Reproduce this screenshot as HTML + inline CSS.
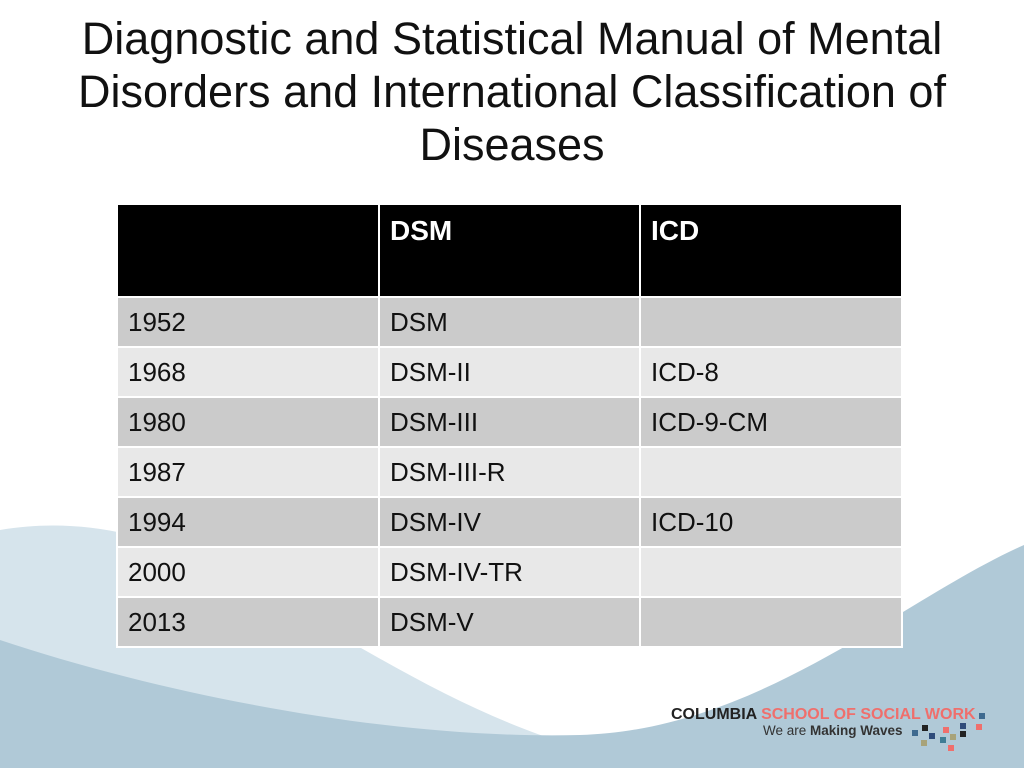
<!DOCTYPE html>
<html><head><meta charset="utf-8"><style>
body{margin:0;width:1024px;height:768px;position:relative;overflow:hidden;background:#fff;font-family:"Liberation Sans",sans-serif}
#bg{position:absolute;left:0;top:0}
h1{position:absolute;top:12px;left:0;width:1024px;margin:0;text-align:center;font-weight:normal;font-size:45px;line-height:53px;color:#111}
table{position:absolute;left:116px;top:203px;border-collapse:collapse;font-size:26px;color:#111}
td,th{border:2px solid #fff;padding:0 10px;text-align:left;vertical-align:top}
th{background:#000;color:#fff;height:93px;font-size:28px;padding-top:10px;box-sizing:border-box}
td{height:50px;box-sizing:border-box;padding-top:9px}
tr.o td{background:#cbcbcb}tr.e td{background:#e8e8e8}
.logo{position:absolute;left:671px;top:706px;font-size:16px;font-weight:bold;color:#222;white-space:nowrap}
.logo span{color:#ef6f6c}
.tag{position:absolute;left:763px;top:723px;font-size:13.5px;color:#333;white-space:nowrap}
.sq{position:absolute;width:6px;height:6px}
</style></head><body>
<svg id="bg" width="1024" height="768">
<path d="M0 530 C120 510 220 560 330 630 C450 700 560 760 700 768 L0 768 Z" fill="#d6e4ec"/>
<path d="M0 640 C150 690 380 740 580 735 C760 730 900 600 1024 545 L1024 768 L0 768 Z" fill="#b0c9d7"/>
</svg>
<h1>Diagnostic and Statistical Manual of Mental<br>Disorders and International Classification of<br>Diseases</h1>
<table>
<tr><th style="width:262px"></th><th style="width:261px">DSM</th><th style="width:262px">ICD</th></tr>
<tr class="o"><td>1952</td><td>DSM</td><td></td></tr>
<tr class="e"><td>1968</td><td>DSM-II</td><td>ICD-8</td></tr>
<tr class="o"><td>1980</td><td>DSM-III</td><td>ICD-9-CM</td></tr>
<tr class="e"><td>1987</td><td>DSM-III-R</td><td></td></tr>
<tr class="o"><td>1994</td><td>DSM-IV</td><td>ICD-10</td></tr>
<tr class="e"><td>2000</td><td>DSM-IV-TR</td><td></td></tr>
<tr class="o"><td>2013</td><td>DSM-V</td><td></td></tr>
</table>
<div class="logo">COLUMBIA <span>SCHOOL OF SOCIAL WORK</span></div>
<div class="tag">We are <b>Making Waves</b></div>
<div class="sq" style="left:979px;top:713px;background:#3e6a8f"></div>
<div class="sq" style="left:912px;top:730px;background:#3e6a8f"></div>
<div class="sq" style="left:922px;top:725px;background:#222"></div>
<div class="sq" style="left:929px;top:733px;background:#2f4c7a"></div>
<div class="sq" style="left:921px;top:740px;background:#a8a37a"></div>
<div class="sq" style="left:943px;top:727px;background:#ef6f6c"></div>
<div class="sq" style="left:940px;top:737px;background:#3e7d95"></div>
<div class="sq" style="left:950px;top:734px;background:#a8a37a"></div>
<div class="sq" style="left:960px;top:723px;background:#2f4c7a"></div>
<div class="sq" style="left:960px;top:731px;background:#222"></div>
<div class="sq" style="left:976px;top:724px;background:#ef6f6c"></div>
<div class="sq" style="left:948px;top:745px;background:#ef6f6c"></div>
</body></html>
━━━━━━━━━━━━━━━━
• What you are asked to do: Give every line back word for word and leave the pictures out.

• Output below:
Reproduce this screenshot as HTML + inline CSS.
<!DOCTYPE html>
<html><head><meta charset="utf-8"><style>
body{margin:0;width:1024px;height:768px;position:relative;overflow:hidden;background:#fff;font-family:"Liberation Sans",sans-serif}
#bg{position:absolute;left:0;top:0}
h1{position:absolute;top:12px;left:0;width:1024px;margin:0;text-align:center;font-weight:normal;font-size:45px;line-height:53px;color:#111}
table{position:absolute;left:116px;top:203px;border-collapse:collapse;font-size:26px;color:#111}
td,th{border:2px solid #fff;padding:0 10px;text-align:left;vertical-align:top}
th{background:#000;color:#fff;height:93px;font-size:28px;padding-top:10px;box-sizing:border-box}
td{height:50px;box-sizing:border-box;padding-top:9px}
tr.o td{background:#cbcbcb}tr.e td{background:#e8e8e8}
.logo{position:absolute;left:671px;top:706px;font-size:16px;font-weight:bold;color:#222;white-space:nowrap}
.logo span{color:#ef6f6c}
.tag{position:absolute;left:763px;top:723px;font-size:13.5px;color:#333;white-space:nowrap}
.sq{position:absolute;width:6px;height:6px}
</style></head><body>
<svg id="bg" width="1024" height="768">
<path d="M0 530 C120 510 220 560 330 630 C450 700 560 760 700 768 L0 768 Z" fill="#d6e4ec"/>
<path d="M0 640 C150 690 380 740 580 735 C760 730 900 600 1024 545 L1024 768 L0 768 Z" fill="#b0c9d7"/>
</svg>
<h1>Diagnostic and Statistical Manual of Mental<br>Disorders and International Classification of<br>Diseases</h1>
<table>
<tr><th style="width:262px"></th><th style="width:261px">DSM</th><th style="width:262px">ICD</th></tr>
<tr class="o"><td>1952</td><td>DSM</td><td></td></tr>
<tr class="e"><td>1968</td><td>DSM-II</td><td>ICD-8</td></tr>
<tr class="o"><td>1980</td><td>DSM-III</td><td>ICD-9-CM</td></tr>
<tr class="e"><td>1987</td><td>DSM-III-R</td><td></td></tr>
<tr class="o"><td>1994</td><td>DSM-IV</td><td>ICD-10</td></tr>
<tr class="e"><td>2000</td><td>DSM-IV-TR</td><td></td></tr>
<tr class="o"><td>2013</td><td>DSM-V</td><td></td></tr>
</table>
<div class="logo">COLUMBIA <span>SCHOOL OF SOCIAL WORK</span></div>
<div class="tag">We are <b>Making Waves</b></div>
<div class="sq" style="left:979px;top:713px;background:#3e6a8f"></div>
<div class="sq" style="left:912px;top:730px;background:#3e6a8f"></div>
<div class="sq" style="left:922px;top:725px;background:#222"></div>
<div class="sq" style="left:929px;top:733px;background:#2f4c7a"></div>
<div class="sq" style="left:921px;top:740px;background:#a8a37a"></div>
<div class="sq" style="left:943px;top:727px;background:#ef6f6c"></div>
<div class="sq" style="left:940px;top:737px;background:#3e7d95"></div>
<div class="sq" style="left:950px;top:734px;background:#a8a37a"></div>
<div class="sq" style="left:960px;top:723px;background:#2f4c7a"></div>
<div class="sq" style="left:960px;top:731px;background:#222"></div>
<div class="sq" style="left:976px;top:724px;background:#ef6f6c"></div>
<div class="sq" style="left:948px;top:745px;background:#ef6f6c"></div>
</body></html>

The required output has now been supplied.